◆ Exercise description ◆
Print exactly the lines from the first one down to the line containing "(0,0) rectangle (474,486);", both ends included, with no pictures and nothing else.

◆ Data section ◆

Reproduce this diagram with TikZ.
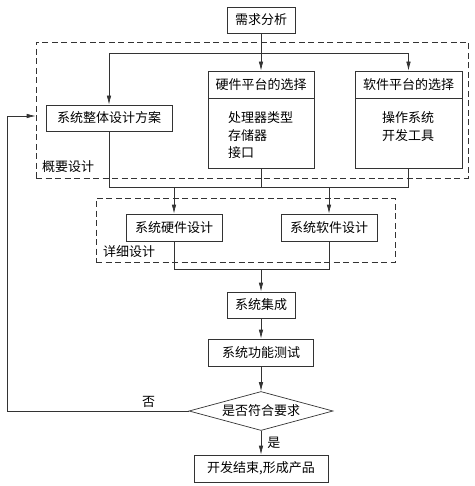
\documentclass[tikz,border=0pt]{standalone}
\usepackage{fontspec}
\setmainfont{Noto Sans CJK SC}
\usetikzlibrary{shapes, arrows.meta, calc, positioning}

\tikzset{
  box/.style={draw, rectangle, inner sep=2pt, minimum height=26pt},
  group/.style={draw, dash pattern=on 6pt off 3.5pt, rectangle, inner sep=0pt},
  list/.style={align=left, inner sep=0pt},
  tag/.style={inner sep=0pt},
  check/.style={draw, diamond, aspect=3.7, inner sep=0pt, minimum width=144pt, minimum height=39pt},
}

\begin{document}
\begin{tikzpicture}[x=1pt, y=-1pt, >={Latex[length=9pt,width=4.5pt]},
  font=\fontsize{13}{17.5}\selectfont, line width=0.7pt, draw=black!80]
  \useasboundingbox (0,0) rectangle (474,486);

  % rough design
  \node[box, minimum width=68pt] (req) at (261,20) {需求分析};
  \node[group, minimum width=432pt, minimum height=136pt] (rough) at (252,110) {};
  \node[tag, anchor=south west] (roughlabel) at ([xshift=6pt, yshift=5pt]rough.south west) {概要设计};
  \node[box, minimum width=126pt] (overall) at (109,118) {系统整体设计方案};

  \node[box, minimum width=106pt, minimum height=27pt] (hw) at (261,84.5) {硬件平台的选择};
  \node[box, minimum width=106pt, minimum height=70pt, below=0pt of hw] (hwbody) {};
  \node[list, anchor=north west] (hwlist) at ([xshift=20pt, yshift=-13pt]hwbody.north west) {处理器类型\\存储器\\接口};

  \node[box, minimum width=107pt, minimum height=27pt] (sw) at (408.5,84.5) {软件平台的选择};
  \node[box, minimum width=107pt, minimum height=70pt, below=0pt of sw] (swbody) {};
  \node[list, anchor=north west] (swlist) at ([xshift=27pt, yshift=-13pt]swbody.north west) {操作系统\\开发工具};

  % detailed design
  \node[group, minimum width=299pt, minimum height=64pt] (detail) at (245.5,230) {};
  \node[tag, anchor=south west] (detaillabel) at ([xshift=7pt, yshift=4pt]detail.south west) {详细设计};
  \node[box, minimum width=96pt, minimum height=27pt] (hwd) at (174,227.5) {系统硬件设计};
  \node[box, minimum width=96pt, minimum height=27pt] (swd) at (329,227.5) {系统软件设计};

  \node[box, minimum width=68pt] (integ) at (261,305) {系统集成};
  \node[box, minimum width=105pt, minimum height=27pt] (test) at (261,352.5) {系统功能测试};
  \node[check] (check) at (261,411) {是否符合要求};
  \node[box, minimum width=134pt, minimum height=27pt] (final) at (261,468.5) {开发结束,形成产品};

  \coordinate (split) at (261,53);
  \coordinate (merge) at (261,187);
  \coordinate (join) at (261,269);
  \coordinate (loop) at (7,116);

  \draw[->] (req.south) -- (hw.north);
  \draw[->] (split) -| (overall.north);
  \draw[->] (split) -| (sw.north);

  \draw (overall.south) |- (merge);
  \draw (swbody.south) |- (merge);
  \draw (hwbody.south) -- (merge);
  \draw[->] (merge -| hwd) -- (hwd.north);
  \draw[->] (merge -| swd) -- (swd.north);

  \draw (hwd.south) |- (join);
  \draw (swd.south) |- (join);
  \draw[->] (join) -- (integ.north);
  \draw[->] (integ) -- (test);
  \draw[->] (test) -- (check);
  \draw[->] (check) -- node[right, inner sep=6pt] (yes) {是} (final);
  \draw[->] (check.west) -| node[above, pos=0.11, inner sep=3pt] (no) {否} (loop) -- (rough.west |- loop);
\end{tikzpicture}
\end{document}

◆ Response ◆
Reproduce this diagram with TikZ.
\documentclass[tikz,border=0pt]{standalone}
\usepackage{fontspec}
\setmainfont{Noto Sans CJK SC}
\usetikzlibrary{shapes, arrows.meta, calc, positioning}

\tikzset{
  box/.style={draw, rectangle, inner sep=2pt, minimum height=26pt},
  group/.style={draw, dash pattern=on 6pt off 3.5pt, rectangle, inner sep=0pt},
  list/.style={align=left, inner sep=0pt},
  tag/.style={inner sep=0pt},
  check/.style={draw, diamond, aspect=3.7, inner sep=0pt, minimum width=144pt, minimum height=39pt},
}

\begin{document}
\begin{tikzpicture}[x=1pt, y=-1pt, >={Latex[length=9pt,width=4.5pt]},
  font=\fontsize{13}{17.5}\selectfont, line width=0.7pt, draw=black!80]
  \useasboundingbox (0,0) rectangle (474,486);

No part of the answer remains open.